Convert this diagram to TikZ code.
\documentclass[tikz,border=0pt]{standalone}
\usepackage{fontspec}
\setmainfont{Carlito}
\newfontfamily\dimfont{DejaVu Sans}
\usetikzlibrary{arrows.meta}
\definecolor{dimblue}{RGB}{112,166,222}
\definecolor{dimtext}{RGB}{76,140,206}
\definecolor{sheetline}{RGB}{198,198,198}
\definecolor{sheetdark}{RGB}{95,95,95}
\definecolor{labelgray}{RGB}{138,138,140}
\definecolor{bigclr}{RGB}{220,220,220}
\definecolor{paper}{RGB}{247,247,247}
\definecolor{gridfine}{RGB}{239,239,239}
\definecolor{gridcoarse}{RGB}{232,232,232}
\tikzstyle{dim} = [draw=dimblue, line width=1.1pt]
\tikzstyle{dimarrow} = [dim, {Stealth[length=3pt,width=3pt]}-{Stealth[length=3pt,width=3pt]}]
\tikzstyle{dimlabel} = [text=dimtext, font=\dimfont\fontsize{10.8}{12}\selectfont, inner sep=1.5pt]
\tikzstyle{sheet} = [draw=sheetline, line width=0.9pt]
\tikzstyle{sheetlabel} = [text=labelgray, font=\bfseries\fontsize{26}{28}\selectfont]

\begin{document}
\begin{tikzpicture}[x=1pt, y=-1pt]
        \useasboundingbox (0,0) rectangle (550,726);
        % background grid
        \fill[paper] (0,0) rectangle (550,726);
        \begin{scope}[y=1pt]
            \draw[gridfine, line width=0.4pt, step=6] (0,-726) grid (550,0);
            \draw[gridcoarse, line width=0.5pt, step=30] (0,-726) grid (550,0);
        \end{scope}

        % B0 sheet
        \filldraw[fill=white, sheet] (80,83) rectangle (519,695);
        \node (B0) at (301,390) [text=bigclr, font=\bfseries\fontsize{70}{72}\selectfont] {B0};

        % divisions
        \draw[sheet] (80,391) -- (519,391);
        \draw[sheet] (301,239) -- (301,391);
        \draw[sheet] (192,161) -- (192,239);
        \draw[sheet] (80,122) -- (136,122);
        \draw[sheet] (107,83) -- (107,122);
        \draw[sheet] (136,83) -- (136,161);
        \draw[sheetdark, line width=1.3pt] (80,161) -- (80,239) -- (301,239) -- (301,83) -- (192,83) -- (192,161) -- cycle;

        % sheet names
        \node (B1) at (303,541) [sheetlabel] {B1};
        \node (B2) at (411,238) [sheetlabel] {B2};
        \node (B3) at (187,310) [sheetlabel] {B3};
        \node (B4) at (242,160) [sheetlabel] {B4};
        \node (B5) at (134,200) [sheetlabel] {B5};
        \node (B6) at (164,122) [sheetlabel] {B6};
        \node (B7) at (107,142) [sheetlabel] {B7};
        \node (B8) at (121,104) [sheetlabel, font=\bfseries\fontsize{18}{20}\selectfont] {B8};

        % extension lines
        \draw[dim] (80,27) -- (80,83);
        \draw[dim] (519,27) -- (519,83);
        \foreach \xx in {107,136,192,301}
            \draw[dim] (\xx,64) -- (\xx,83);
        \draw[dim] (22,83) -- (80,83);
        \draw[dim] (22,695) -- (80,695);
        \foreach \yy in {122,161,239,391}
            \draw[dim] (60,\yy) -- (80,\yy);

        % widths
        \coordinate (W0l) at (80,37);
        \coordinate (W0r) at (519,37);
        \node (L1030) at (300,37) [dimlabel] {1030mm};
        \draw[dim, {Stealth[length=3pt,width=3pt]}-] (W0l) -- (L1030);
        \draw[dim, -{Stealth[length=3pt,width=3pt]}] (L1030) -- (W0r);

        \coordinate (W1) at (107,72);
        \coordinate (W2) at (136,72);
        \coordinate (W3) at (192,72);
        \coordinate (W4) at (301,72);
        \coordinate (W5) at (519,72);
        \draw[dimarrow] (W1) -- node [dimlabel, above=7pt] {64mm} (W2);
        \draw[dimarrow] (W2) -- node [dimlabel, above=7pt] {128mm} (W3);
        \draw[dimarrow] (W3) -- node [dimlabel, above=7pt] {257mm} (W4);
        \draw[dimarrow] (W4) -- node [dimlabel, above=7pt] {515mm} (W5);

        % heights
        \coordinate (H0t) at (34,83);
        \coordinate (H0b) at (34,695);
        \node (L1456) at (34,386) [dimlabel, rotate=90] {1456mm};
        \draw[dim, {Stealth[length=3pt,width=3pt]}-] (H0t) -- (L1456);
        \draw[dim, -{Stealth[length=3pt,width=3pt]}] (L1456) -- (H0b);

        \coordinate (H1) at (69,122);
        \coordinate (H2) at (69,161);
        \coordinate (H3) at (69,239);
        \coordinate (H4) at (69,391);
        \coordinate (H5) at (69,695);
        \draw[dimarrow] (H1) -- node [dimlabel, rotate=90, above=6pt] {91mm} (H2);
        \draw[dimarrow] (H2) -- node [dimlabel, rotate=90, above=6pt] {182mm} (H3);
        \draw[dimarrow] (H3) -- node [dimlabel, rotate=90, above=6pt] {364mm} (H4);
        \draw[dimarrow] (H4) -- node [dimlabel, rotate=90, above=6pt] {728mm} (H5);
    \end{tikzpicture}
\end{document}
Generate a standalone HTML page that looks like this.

JOB = Output all of the data above without any alteration.

SOLUTION TO THIS PROBLEM =
Convert this diagram to TikZ code.
\documentclass[tikz,border=0pt]{standalone}
\usepackage{fontspec}
\setmainfont{Carlito}
\newfontfamily\dimfont{DejaVu Sans}
\usetikzlibrary{arrows.meta}
\definecolor{dimblue}{RGB}{112,166,222}
\definecolor{dimtext}{RGB}{76,140,206}
\definecolor{sheetline}{RGB}{198,198,198}
\definecolor{sheetdark}{RGB}{95,95,95}
\definecolor{labelgray}{RGB}{138,138,140}
\definecolor{bigclr}{RGB}{220,220,220}
\definecolor{paper}{RGB}{247,247,247}
\definecolor{gridfine}{RGB}{239,239,239}
\definecolor{gridcoarse}{RGB}{232,232,232}
\tikzstyle{dim} = [draw=dimblue, line width=1.1pt]
\tikzstyle{dimarrow} = [dim, {Stealth[length=3pt,width=3pt]}-{Stealth[length=3pt,width=3pt]}]
\tikzstyle{dimlabel} = [text=dimtext, font=\dimfont\fontsize{10.8}{12}\selectfont, inner sep=1.5pt]
\tikzstyle{sheet} = [draw=sheetline, line width=0.9pt]
\tikzstyle{sheetlabel} = [text=labelgray, font=\bfseries\fontsize{26}{28}\selectfont]

\begin{document}
\begin{tikzpicture}[x=1pt, y=-1pt]
        \useasboundingbox (0,0) rectangle (550,726);
        % background grid
        \fill[paper] (0,0) rectangle (550,726);
        \begin{scope}[y=1pt]
            \draw[gridfine, line width=0.4pt, step=6] (0,-726) grid (550,0);
            \draw[gridcoarse, line width=0.5pt, step=30] (0,-726) grid (550,0);
        \end{scope}

        % B0 sheet
        \filldraw[fill=white, sheet] (80,83) rectangle (519,695);
        \node (B0) at (301,390) [text=bigclr, font=\bfseries\fontsize{70}{72}\selectfont] {B0};

        % divisions
        \draw[sheet] (80,391) -- (519,391);
        \draw[sheet] (301,239) -- (301,391);
        \draw[sheet] (192,161) -- (192,239);
        \draw[sheet] (80,122) -- (136,122);
        \draw[sheet] (107,83) -- (107,122);
        \draw[sheet] (136,83) -- (136,161);
        \draw[sheetdark, line width=1.3pt] (80,161) -- (80,239) -- (301,239) -- (301,83) -- (192,83) -- (192,161) -- cycle;

        % sheet names
        \node (B1) at (303,541) [sheetlabel] {B1};
        \node (B2) at (411,238) [sheetlabel] {B2};
        \node (B3) at (187,310) [sheetlabel] {B3};
        \node (B4) at (242,160) [sheetlabel] {B4};
        \node (B5) at (134,200) [sheetlabel] {B5};
        \node (B6) at (164,122) [sheetlabel] {B6};
        \node (B7) at (107,142) [sheetlabel] {B7};
        \node (B8) at (121,104) [sheetlabel, font=\bfseries\fontsize{18}{20}\selectfont] {B8};

        % extension lines
        \draw[dim] (80,27) -- (80,83);
        \draw[dim] (519,27) -- (519,83);
        \foreach \xx in {107,136,192,301}
            \draw[dim] (\xx,64) -- (\xx,83);
        \draw[dim] (22,83) -- (80,83);
        \draw[dim] (22,695) -- (80,695);
        \foreach \yy in {122,161,239,391}
            \draw[dim] (60,\yy) -- (80,\yy);

        % widths
        \coordinate (W0l) at (80,37);
        \coordinate (W0r) at (519,37);
        \node (L1030) at (300,37) [dimlabel] {1030mm};
        \draw[dim, {Stealth[length=3pt,width=3pt]}-] (W0l) -- (L1030);
        \draw[dim, -{Stealth[length=3pt,width=3pt]}] (L1030) -- (W0r);

        \coordinate (W1) at (107,72);
        \coordinate (W2) at (136,72);
        \coordinate (W3) at (192,72);
        \coordinate (W4) at (301,72);
        \coordinate (W5) at (519,72);
        \draw[dimarrow] (W1) -- node [dimlabel, above=7pt] {64mm} (W2);
        \draw[dimarrow] (W2) -- node [dimlabel, above=7pt] {128mm} (W3);
        \draw[dimarrow] (W3) -- node [dimlabel, above=7pt] {257mm} (W4);
        \draw[dimarrow] (W4) -- node [dimlabel, above=7pt] {515mm} (W5);

        % heights
        \coordinate (H0t) at (34,83);
        \coordinate (H0b) at (34,695);
        \node (L1456) at (34,386) [dimlabel, rotate=90] {1456mm};
        \draw[dim, {Stealth[length=3pt,width=3pt]}-] (H0t) -- (L1456);
        \draw[dim, -{Stealth[length=3pt,width=3pt]}] (L1456) -- (H0b);

        \coordinate (H1) at (69,122);
        \coordinate (H2) at (69,161);
        \coordinate (H3) at (69,239);
        \coordinate (H4) at (69,391);
        \coordinate (H5) at (69,695);
        \draw[dimarrow] (H1) -- node [dimlabel, rotate=90, above=6pt] {91mm} (H2);
        \draw[dimarrow] (H2) -- node [dimlabel, rotate=90, above=6pt] {182mm} (H3);
        \draw[dimarrow] (H3) -- node [dimlabel, rotate=90, above=6pt] {364mm} (H4);
        \draw[dimarrow] (H4) -- node [dimlabel, rotate=90, above=6pt] {728mm} (H5);
    \end{tikzpicture}
\end{document}
Generate a standalone HTML page that looks like this.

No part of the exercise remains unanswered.